Accreditation standards remain a pressure point. In March 2026, the U.S. Department of Education issued formal warnings to two accrediting bodies whose standards still referenced diversity-related requirements, demanding full rescission of those standards within 45 days. While the accreditors had already suspended many of the provisions, the episode illustrates the broader realignment: institutions that previously felt pulled in two directions by accreditors demanding DEI efforts and state law banning them are seeing the federal side increasingly move toward the state’s position.

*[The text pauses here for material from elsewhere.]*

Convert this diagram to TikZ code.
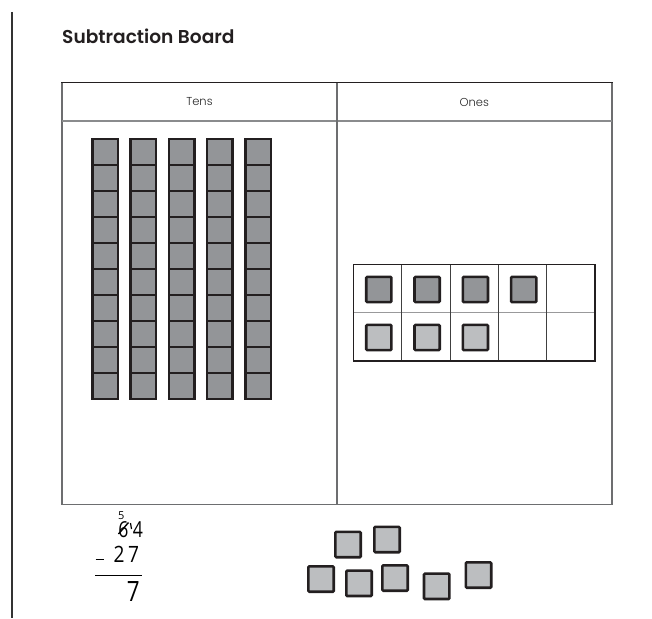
\documentclass[tikz,border=0pt]{standalone}
\usepackage{fontspec}
\setmainfont{Poppins}
\newfontfamily\titlefont{Poppins SemiBold}
\newfontfamily\lightfont{Poppins Light}
\newfontfamily\handfont{Open Sans}
\definecolor{roddark}{HTML}{939598}
\definecolor{unitlight}{HTML}{BCBEC0}
\definecolor{edge}{HTML}{231F20}
\definecolor{tableline}{HTML}{6D6E70}
\tikzset{
  rodunit/.style={draw=edge, fill=roddark, line width=2.6pt},
  darkcube/.style={draw=edge, fill=roddark, line width=2.6pt, rounded corners=1pt},
  lightcube/.style={draw=edge, fill=unitlight, line width=2.6pt, rounded corners=1pt},
  gridline/.style={draw=tableline, line width=1.2pt},
  hdr/.style={font=\lightfont\fontsize{11.5}{13}\selectfont, text=black!85},
  hand/.style={text=black, inner sep=0pt}
}
\begin{document}
\begin{tikzpicture}[x=1pt,y=-1pt]
\useasboundingbox (0,0) rectangle (652,618);
% left margin rule
\draw[draw=black!80, line width=1.2pt] (12,12) -- (12,618);
% title
\node[anchor=base west, inner sep=0pt, font=\titlefont\fontsize{18.6}{21}\selectfont, text=edge] (title) at (62,43.5) {Subtraction Board};
% table
\draw[gridline, line width=1.6pt] (62,82.5) -- (62,504.3) -- (611.7,504.3) -- (611.7,82.5);
\draw[draw=edge, line width=1.5pt] (61.2,82.5) -- (612.5,82.5);
\draw[draw=tableline!80, line width=2pt] (62,120.8) -- (611.7,120.8);
\draw[gridline] (337,82.5) -- (337,504.3);
\node[hdr] (tens) at (199.5,102) {Tens};
\node[hdr] (ones) at (474.3,102) {Ones};
% tens rods
\foreach \i in {0,...,4}{
  \foreach \j in {0,...,9}{
    \pgfmathsetmacro{\xc}{105+38.3*\i}
    \draw[rodunit] (\xc-12.8,139+26*\j) rectangle (\xc+12.8,139+26*\j+26);
  }
}
% ten frame
\draw[draw=tableline!70, line width=1pt] (353.5,312.5) -- (595,312.5);
\foreach \x in {401.8,450.1,498.4,546.7}{
  \draw[draw=black!75, line width=1pt] (\x,264.3) -- (\x,361);
}
\draw[draw=edge, line width=1.6pt] (353.5,264.3) rectangle (595,361);
\foreach \k in {0,...,3}{
  \pgfmathsetmacro{\xc}{378.8+48.3*\k}
  \draw[darkcube] (\xc-12.6,289.5-12.6) rectangle (\xc+12.6,289.5+12.6);
}
\foreach \k in {0,...,2}{
  \pgfmathsetmacro{\xc}{378.8+48.3*\k}
  \draw[lightcube] (\xc-12.6,337.5-12.6) rectangle (\xc+12.6,337.5+12.6);
}
% loose ones
\foreach \cx/\cy in {348/544.5, 387/539.5, 321/579, 359/583.3, 395/578, 436.7/586.3, 478.5/575}{
  \draw[lightcube] (\cx-12.7,\cy-12.7) rectangle (\cx+12.7,\cy+12.7);
}
% handwritten subtraction
\node[hand, font=\handfont\fontsize{11}{11}\selectfont] (five) at (121.3,515.3) {5};
\node[hand, font=\handfont\fontsize{22}{22}\selectfont, xscale=0.8] (six) at (123.5,529.5) {6};
\draw[line width=1.4pt] (118.5,534) -- (128.5,522.5);
\draw[line width=1.2pt] (130.5,523) -- (131.5,529);
\node[hand, font=\handfont\fontsize{22}{22}\selectfont, xscale=0.8] (four) at (138,530) {4};
\draw[line width=1.5pt] (95.5,559.5) -- (104,559.5);
\node[hand, font=\handfont\fontsize{22.5}{22.5}\selectfont, xscale=0.85] (two) at (119.2,554.2) {2};
\node[hand, font=\handfont\fontsize{22.5}{22.5}\selectfont, xscale=0.85] (seven) at (133.7,554.2) {7};
\draw[line width=1.6pt] (95,575.3) -- (141.7,575.3);
\node[hand, font=\handfont\fontsize{28}{28}\selectfont, xscale=0.8] (result) at (133.3,591.5) {7};
\end{tikzpicture}
\end{document}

SB 17 is narrower than it sometimes appears in public discussion. It does not prohibit individual faculty members from holding or expressing personal views on diversity. It does not prevent institutions from recruiting students or employees from underrepresented backgrounds through race-neutral outreach. And it does not restrict student support services like counseling, disability accommodations, or financial aid offices, as long as those offices do not operate with the purpose of promoting differential treatment based on the protected characteristics listed in the statute.
The law also directed institutions to provide a letter of recommendation for any employee in good standing whose position was eliminated because of SB 17’s implementation. 6Texas Legislature Online. Texas Senate Bill 17 – Enrolled Version That provision acknowledged the human cost of eliminating DEI staff positions across dozens of institutions and left the door open for those employees to transition into other roles at the same school or elsewhere.